In any case, if we proceed: how to handle this event in the PC application? Warning popup only, (suggest) device disconnect or something else?

Ideas, comments? Thanks!

nbgsmk avatar Apr 18 '21 16:04 nbgsmk

Check every device log message within the pc application->DeviceLog::addLine

The string for that line is created from the DeviceInfo packet, it would be easier to use the temperatures of that directly instead of converting the string back to a number. But I think the overtemperature handling should be done by the device (in case of a hardware upgrade with possibly different temperature limits the application should not have to handle that).

I'd suggest adding a status flag to the DeviceInfo struct. There are already error flags for other conditions, a "overtemperature" flag could be added easily. The implementation is not difficult but what should happen? Maybe disable whatever hardware can be disabled (mixers will stay active) and show a warning to the user?

jankae avatar Apr 18 '21 20:04 jankae

The string for that line is created from the DeviceInfo packet, it would be easier to use the temperatures of that directly instead of converting the string back to a number. But I think the overtemperature handling should be done by the device (in case of a hardware upgrade with possibly different temperature limits the application should not have to handle that).

I'd suggest adding a status flag to the DeviceInfo struct. There are already error flags for other conditions

Agree on all points. Getting the temperature from the log line string is a hack, for sure. I already didn't like my own idea :) :) I just couldn't find the right place for it. So thanks for the suggestion! I will look into that.

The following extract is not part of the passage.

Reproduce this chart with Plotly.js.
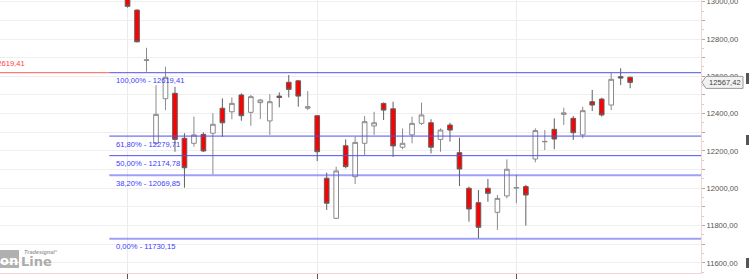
<!DOCTYPE html>
<html>
<head>
<meta charset="utf-8">
<script src="https://cdn.plot.ly/plotly-3.0.1.min.js"></script>
<style>html,body{margin:0;padding:0;background:#fff;}#chart{width:749px;height:279px;}</style>
</head>
<body>
<div id="chart"></div>
<script>
// ---- data ----
const openV  = [13030,12955,12685,12241,12480,12509,12268,12241,12289,12295,12429,12410,12500,12407,12459,12361,12494,12568,12576,12429,12389,12054,11839,12228,12062,12241,12334,12455,12426,12220,12286,12348,12351,12262,12339,12191,12000,11923,12000,11871,11959,12001,12009,12157,12249,12316,12396,12375,12286,12464,12478,12446,12598,12595];
const highV  = [13040,12958,12753,12553,12651,12544,12295,12384,12300,12402,12482,12487,12509,12500,12478,12504,12514,12607,12580,12521,12392,12084,12116,12262,12276,12387,12410,12460,12464,12321,12384,12459,12370,12321,12351,12271,12009,11991,12050,11964,12155,12071,12018,12321,12312,12375,12432,12387,12437,12527,12485,12619,12643,12598];
const lowV   = [12968,12782,12625,12230,12419,12196,12003,12223,12195,12075,12276,12370,12362,12335,12371,12286,12434,12487,12437,12419,12146,11884,11835,12107,12023,12178,12286,12366,12169,12209,12241,12339,12187,12196,12250,12012,11821,11732,11928,11777,11946,11920,11800,12139,12205,12209,12339,12259,12268,12414,12384,12419,12553,12536];
const closeV = [12975,12785,12688,12396,12595,12262,12110,12286,12200,12343,12351,12455,12389,12491,12473,12464,12487,12530,12494,12437,12196,11920,12093,12116,12246,12357,12351,12419,12227,12241,12348,12393,12220,12312,12312,12103,11889,11791,11973,11946,12102,12004,11964,12309,12251,12264,12404,12298,12416,12446,12393,12584,12591,12567.42];

const fibPct = ["100,00%","61,80%","50,00%","38,20%","0,00%"];
const fibVal = [12619.41,12279.71,12174.78,12069.85,11730.15];

const yTickVals = [11500,11600,11700,11800,11900,12000,12100,12200,12300,12400,12500,12600,12700,12800,12900,13000];
const xTickVals = [0,20,41];

// ---- helpers ----
const fmt = v => v.toFixed(2).replace('.', ',');
const xIdx = openV.map((_, i) => i);
const yTickText = yTickVals.map(v => (v % 200 === 0 ? fmt(v) : ''));
const lastClose = closeV[closeV.length - 1];

const X_RANGE = [-13.45, 60.47];
const Y_RANGE = [11546, 13009];
const PLOT_W = 701, PLOT_H = 273;
const FONT = 'Liberation Sans, Arial, sans-serif';
const FS = 7.6;
const px2paperX = p => p / PLOT_W;
const px2paperY = p => (PLOT_H - p) / PLOT_H;

const trace = {
  type: 'candlestick',
  x: xIdx, open: openV, high: highV, low: lowV, close: closeV,
  increasing: {line: {color: '#8a8a8a', width: 1}, fillcolor: '#ffffff'},
  decreasing: {line: {color: '#606060', width: 1}, fillcolor: '#ff0000'},
  whiskerwidth: 0,
  hoverinfo: 'none'
};

const fibStart = -1.93;
const shapes = [];
const annotations = [];

fibVal.forEach((v, i) => {
  const soft = i >= 3;
  shapes.push({type: 'line', xref: 'x', yref: 'y', x0: fibStart, x1: 80, y0: v, y1: v,
    line: {color: soft ? 'rgba(80,80,240,0.55)' : '#5050ee', width: soft ? 2 : 1}, layer: 'above'});
  annotations.push({xref: 'x', yref: 'y', x: -1.45, y: v, yshift: -8, xanchor: 'left', yanchor: 'middle',
    text: fibPct[i] + ' - ' + fmt(v), showarrow: false, font: {family: FONT, size: FS, color: '#3b3bff'}});
});

// red extension to the left of the 100% level
shapes.push({type: 'line', xref: 'x', yref: 'y', x0: X_RANGE[0], x1: fibStart, y0: fibVal[0], y1: fibVal[0],
  line: {color: '#ff5a5a', width: 1}, layer: 'above'});
annotations.push({xref: 'paper', yref: 'y', x: px2paperX(27), y: fibVal[0], yshift: 9.5, xanchor: 'right', yanchor: 'middle',
  text: fmt(fibVal[0]), showarrow: false, font: {family: FONT, size: FS, color: '#ff3c3c'}});

// current price tag on the right axis
const yFrac = (lastClose - Y_RANGE[0]) / (Y_RANGE[1] - Y_RANGE[0]);
const hh = 6 / PLOT_H;
const tipX = px2paperX(702), bL = px2paperX(706), bR = px2paperX(743);
shapes.push({type: 'path', xref: 'paper', yref: 'paper',
  path: `M ${tipX},${yFrac} L ${bL},${yFrac + hh} L ${bR},${yFrac + hh} L ${bR},${yFrac - hh} L ${bL},${yFrac - hh} Z`,
  fillcolor: '#f2f2f2', line: {color: '#9a9a9a', width: 1}, layer: 'above'});
annotations.push({xref: 'paper', yref: 'paper', x: (bL + bR) / 2, y: yFrac, xanchor: 'center', yanchor: 'middle',
  text: fmt(lastClose), showarrow: false, font: {family: FONT, size: FS, color: '#444'}});

// watermark logo
shapes.push({type: 'rect', xref: 'paper', yref: 'paper', x0: px2paperX(-3), x1: px2paperX(19),
  y0: px2paperY(268), y1: px2paperY(250), fillcolor: '#b0b0b0', line: {width: 0}, layer: 'below'});
annotations.push({xref: 'paper', yref: 'paper', x: px2paperX(9), y: px2paperY(260), xanchor: 'center', yanchor: 'middle',
  text: '<b>on</b>', showarrow: false, font: {family: 'DejaVu Sans', size: 13, color: '#ffffff'}});
annotations.push({xref: 'paper', yref: 'paper', x: px2paperX(19), y: px2paperY(261), xanchor: 'left', yanchor: 'middle',
  text: '<b>Line</b>', showarrow: false, font: {family: 'DejaVu Sans', size: 13, color: '#ababab'}});
annotations.push({xref: 'paper', yref: 'paper', x: px2paperX(22), y: px2paperY(252), xanchor: 'left', yanchor: 'middle',
  text: '<i><b>Tradesignal°</b></i>', showarrow: false, font: {family: FONT, size: 5.5, color: '#a0a0a0'}});

// cut-off UI bits at right edge
[[73, 84], [135, 145], [258, 268]].forEach(([a, b]) => {
  shapes.push({type: 'rect', xref: 'paper', yref: 'paper', x0: px2paperX(746), x1: px2paperX(750),
    y0: px2paperY(b), y1: px2paperY(a), fillcolor: '#555', line: {width: 0}, layer: 'above'});
});

const layout = {
  width: 749, height: 279,
  margin: {l: 0, r: 48, t: 0, b: 6, pad: 0},
  paper_bgcolor: '#ffffff', plot_bgcolor: '#ffffff',
  showlegend: false,
  xaxis: {
    type: 'linear', range: X_RANGE, tickmode: 'array', tickvals: xTickVals, showticklabels: false,
    ticks: 'outside', ticklen: 6, tickcolor: '#555', tickwidth: 1,
    showgrid: true, gridcolor: '#ebebeb', zeroline: false,
    showline: true, linecolor: '#f2d2d2', rangeslider: {visible: false}, fixedrange: true
  },
  yaxis: {
    side: 'right', range: Y_RANGE, tickmode: 'array', tickvals: yTickVals, ticktext: yTickText,
    ticks: 'outside', ticklen: 3, tickcolor: '#aaa', tickwidth: 1, ticklabeloverflow: 'allow',
    minor: {dtick: 50, tick0: 0, ticks: 'outside', ticklen: 2, tickcolor: '#d0d0d0', showgrid: false},
    showgrid: true, gridcolor: '#efefef', zeroline: false,
    showline: true, linecolor: '#f2d2d2',
    tickfont: {family: FONT, size: FS, color: '#555'}, fixedrange: true
  },
  shapes: shapes,
  annotations: annotations
};

Plotly.newPlot('chart', [trace], layout, {staticPlot: true, displayModeBar: false});
</script>
</body>
</html>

What should happen? Well, exactly that: disable what is possible, issue a warning. if the device could handle this alone, it would be very bullet-proof (imagine a problem when powered through a DC jack and pc not connected). The only further action I can imagine, is maybe that a pc application issues a device disconnect. But is this any different in terms of what gets disabled or stays powered on? And do we need to go that far? Sorry I tend to overkill error checks and protection issues ha ha...

nbgsmk avatar Apr 20 '21 23:04 nbgsmk

But is this any different in terms of what gets disabled or stays powered on?

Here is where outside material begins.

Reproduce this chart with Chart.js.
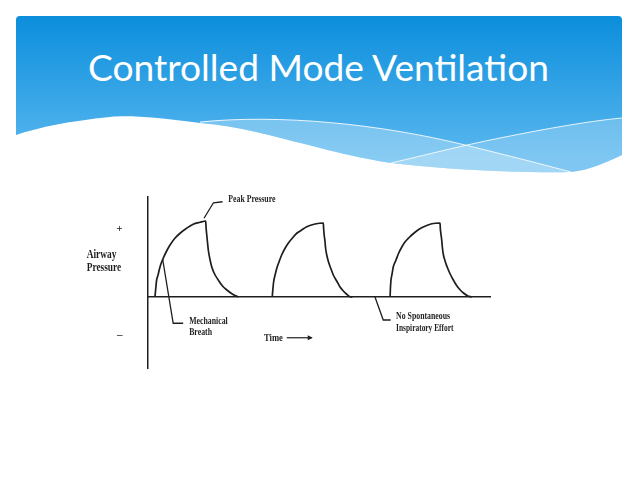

There is no difference in power consumption between setting the device to idle and (logically) disconnecting the USB (physically disconnecting gets you down to zero of course). In both cases, the PLLs, amplifier, second stage mixers, ADC drivers and ADCs are powered down. The first stage mixers are always active as they don't have a true shutdown feature.

In my mind the perfect over-temperature protection would work like this:

  • a hard temperature limit (e.g. the max. operating point of the PLLs, +85°C). If this temperature is exceeded, the device itself goes into idle mode (and maybe disconnects the USB?)
  • a configurable soft temperature limit with a user-selectable action (e.g. do nothing, just display a warning, set the device to idle)

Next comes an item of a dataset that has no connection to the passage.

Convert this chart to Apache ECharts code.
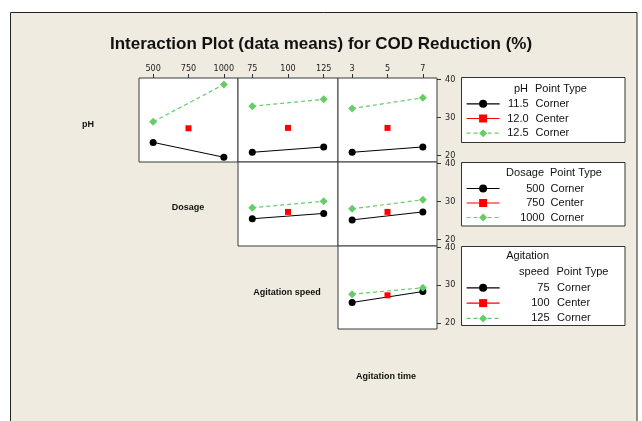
<!DOCTYPE html>
<html><head><meta charset="utf-8">
<script src="https://cdn.jsdelivr.net/npm/echarts@6/dist/echarts.min.js"></script>
<style>html,body{margin:0;padding:0;background:#fff}#c{width:642px;height:421px}</style>
</head><body><div id="c"></div>
<script>
const titleText = 'Interaction Plot (data means) for COD Reduction (%)';
const rowLabels = ['pH', 'Dosage', 'Agitation speed', 'Agitation time'];

const dosageCorners = [500, 1000];
const dosageCenter = 750;
const speedCorners = [75, 125];
const speedCenter = 100;
const timeCorners = [3, 7];
const timeCenter = 5;

const dosageTicks = [500, 750, 1000];
const speedTicks = [75, 100, 125];
const timeTicks = [3, 5, 7];
const yTicks = [20, 30, 40];

const phLevels = ['11.5', '12.0', '12.5'];
const dosageLevels = ['500', '750', '1000'];
const speedLevels = ['75', '100', '125'];
const pointTypes = ['Corner', 'Center', 'Corner'];

// Row 1: pH traces
const ph115VsDosage = [23.5, 19.6];
const ph125VsDosage = [28.9, 38.7];
const ph115VsSpeed = [20.9, 22.3];
const ph125VsSpeed = [33.0, 34.8];
const ph115VsTime = [20.9, 22.3];
const ph125VsTime = [32.4, 35.2];
// Row 2: Dosage traces
const dos500VsSpeed = [25.5, 26.9];
const dos1000VsSpeed = [28.4, 30.1];
const dos500VsTime = [25.2, 27.3];
const dos1000VsTime = [28.1, 30.5];
// Row 3: Agitation speed traces
const spd75VsTime = [25.4, 28.3];
const spd125VsTime = [27.6, 29.3];
// Center point means, one per panel
const centerMeans = [27.2, 27.3, 27.3, 27.3, 27.3, 27.3];

const panels = [
  {row: 0, col: 0, xr: [400, 1100], ticks: dosageTicks, corners: dosageCorners, center: dosageCenter, levels: phLevels, low: ph115VsDosage, high: ph125VsDosage},
  {row: 0, col: 1, xr: [65, 135], ticks: speedTicks, corners: speedCorners, center: speedCenter, levels: phLevels, low: ph115VsSpeed, high: ph125VsSpeed},
  {row: 0, col: 2, xr: [2.2, 7.8], ticks: timeTicks, corners: timeCorners, center: timeCenter, levels: phLevels, low: ph115VsTime, high: ph125VsTime},
  {row: 1, col: 1, xr: [65, 135], ticks: speedTicks, corners: speedCorners, center: speedCenter, levels: dosageLevels, low: dos500VsSpeed, high: dos1000VsSpeed},
  {row: 1, col: 2, xr: [2.2, 7.8], ticks: timeTicks, corners: timeCorners, center: timeCenter, levels: dosageLevels, low: dos500VsTime, high: dos1000VsTime},
  {row: 2, col: 2, xr: [2.2, 7.8], ticks: timeTicks, corners: timeCorners, center: timeCenter, levels: speedLevels, low: spd75VsTime, high: spd125VsTime}
];

const colLeft = [139, 238, 338];
const colWidth = [99, 100, 99];
const rowTop = [78, 162, 246];
const rowHeight = [84, 84, 83];
const BLACK = '#000000', RED = '#ff0000', GREEN = '#66cc66';
const tickFont = "'Liberation Sans Narrow', 'DejaVu Sans Condensed', 'Liberation Sans', sans-serif";
const txtFont = "'Liberation Sans', Arial, sans-serif";

const grid = [], xAxis = [], yAxis = [], series = [];
panels.forEach((p, i) => {
  grid.push({left: colLeft[p.col], top: rowTop[p.row], width: colWidth[p.col], height: rowHeight[p.row],
    show: true, backgroundColor: '#ffffff', borderColor: '#3a3a3a', borderWidth: 1});
  xAxis.push({gridIndex: i, type: 'value', min: p.xr[0], max: p.xr[1], position: 'top',
    axisLine: {show: false}, splitLine: {show: false},
    axisTick: {show: p.row === 0, customValues: p.ticks, length: 4, lineStyle: {color: '#333'}},
    axisLabel: {show: p.row === 0, customValues: p.ticks, margin: 5, fontSize: 9, fontFamily: tickFont, color: '#222',
      formatter: v => String(v)}});
  yAxis.push({gridIndex: i, type: 'value', min: 18.35, max: 40.4, position: 'right',
    axisLine: {show: false}, splitLine: {show: false},
    axisTick: {show: p.col === 2, customValues: yTicks, length: 4, lineStyle: {color: '#333'}},
    axisLabel: {show: p.col === 2, customValues: yTicks, margin: 8, fontSize: 9, fontFamily: tickFont, color: '#222',
      formatter: v => String(v)}});
  series.push({type: 'line', name: p.levels[0], xAxisIndex: i, yAxisIndex: i,
    data: p.corners.map((x, k) => [x, p.low[k]]),
    symbol: 'circle', symbolSize: 7, itemStyle: {color: BLACK}, lineStyle: {color: BLACK, width: 1}, z: 3});
  series.push({type: 'line', name: p.levels[1], xAxisIndex: i, yAxisIndex: i,
    data: [[p.center, centerMeans[i]]],
    symbol: 'rect', symbolSize: 6, itemStyle: {color: RED}, lineStyle: {color: RED, width: 1}, z: 4});
  series.push({type: 'line', name: p.levels[2], xAxisIndex: i, yAxisIndex: i,
    data: p.corners.map((x, k) => [x, p.high[k]]),
    symbol: 'diamond', symbolSize: 8, itemStyle: {color: GREEN}, lineStyle: {color: GREEN, width: 1.2, type: [4, 3]}, z: 5});
});

function makeLegend(levels, top, gap, valWidth, padL) {
  return {
    data: levels, orient: 'vertical', left: 466, top: top, padding: 0,
    itemWidth: 33, itemHeight: 10, itemGap: gap, selectedMode: false,
    lineStyle: {width: 1.2},
    formatter: name => '{v|' + name + '}{t|' + pointTypes[levels.indexOf(name)] + '}',
    textStyle: {fontFamily: txtFont, fontSize: 11, color: '#111', lineHeight: 12,
      rich: {v: {width: valWidth, align: 'right', fontFamily: txtFont, fontSize: 11, lineHeight: 12},
             t: {align: 'right', padding: [0, 0, 0, padL], fontFamily: txtFont, fontSize: 11, lineHeight: 12}}}
  };
}

function txt(text, x, y, align, size, weight) {
  return {type: 'text', z: 10, silent: true,
    style: {text: text, x: x, y: y, align: align, verticalAlign: 'middle',
      fontFamily: txtFont, fontSize: size, fontWeight: weight || 'normal', fill: '#111'}};
}
function box(x, y, w, h) {
  return {type: 'rect', z: 1, silent: true, shape: {x: x, y: y, width: w, height: h},
    style: {fill: '#ffffff', stroke: '#333', lineWidth: 1}};
}

const option = {
  animation: false,
  title: {text: titleText, left: 'center', top: 31,
    textStyle: {fontFamily: txtFont, fontSize: 17, fontWeight: 'bold', color: '#111'}},
  grid: grid, xAxis: xAxis, yAxis: yAxis, series: series,
  legend: [
    makeLegend(phLevels, 97.8, 2.7, 24, 7),
    makeLegend(dosageLevels, 182.5, 2.5, 40, 6),
    makeLegend(speedLevels, 281.8, 3.3, 45, 7.5)
  ],
  graphic: [
    {type: 'rect', z: -10, silent: true, shape: {x: 10.5, y: 12.5, width: 626.5, height: 430},
      style: {fill: '#efebe0', stroke: '#222', lineWidth: 1}},
    box(461.5, 77.5, 163.5, 65),
    box(461.5, 162.5, 163.5, 63.5),
    box(461.5, 246.5, 163.5, 79),
    txt('pH', 528, 88.5, 'right', 11),
    txt('Point Type', 535, 88.5, 'left', 11),
    txt('Dosage', 544, 172.5, 'right', 11),
    txt('Point Type', 550, 172.5, 'left', 11),
    txt('Agitation', 549, 256, 'right', 11),
    txt('speed', 549, 271.5, 'right', 11),
    txt('Point Type', 556.5, 271.5, 'left', 11),
    txt(rowLabels[0], 88, 125, 'center', 9, 'bold'),
    txt(rowLabels[1], 188, 208, 'center', 9, 'bold'),
    txt(rowLabels[2], 287, 293, 'center', 9, 'bold'),
    txt(rowLabels[3], 386, 377, 'center', 9, 'bold')
  ]
};

const chart = echarts.init(document.getElementById('c'), null, {renderer: 'canvas'});
chart.setOption(option);
</script>
</body></html>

Some hints for a possible implementation: In the device firmware:

  • check for the hard limit and and disconnect the USB (off the top of my head I don't know how to disconnect, but it should be possible in the USB driver) and set the hardware to idle mode if it is exceeded
  • Add an over-temperature flag to the DeviceInfo struct, send a message with this flag set just before disconnecting (so the application knows what is happening)

In the GUI:

  • Add the soft temperature threshold and the selectable action (QComboBox?) to the preferences dialog
  • Whenever a DeviceInfo message is received, check the temperatures in that and trigger the selected action if threshold exceeded
  • If at any point the over-temperature flag is set in the DeviceInfo, disconnect the device (it will do so on its own anyway) and show a message about that

Let me know if you want to take that on (or need help along the way)

jankae avatar Apr 21 '21 16:04 jankae

It would be interesting to be able to buy the heatsink specially designed for this tool. It would be the quickest way to fix the problem. I think that for 30 ... 100 € everyone could buy it without having to waste time making one with definitely higher costs and with a worse yield.

lucasub avatar Sep 08 '22 09:09 lucasub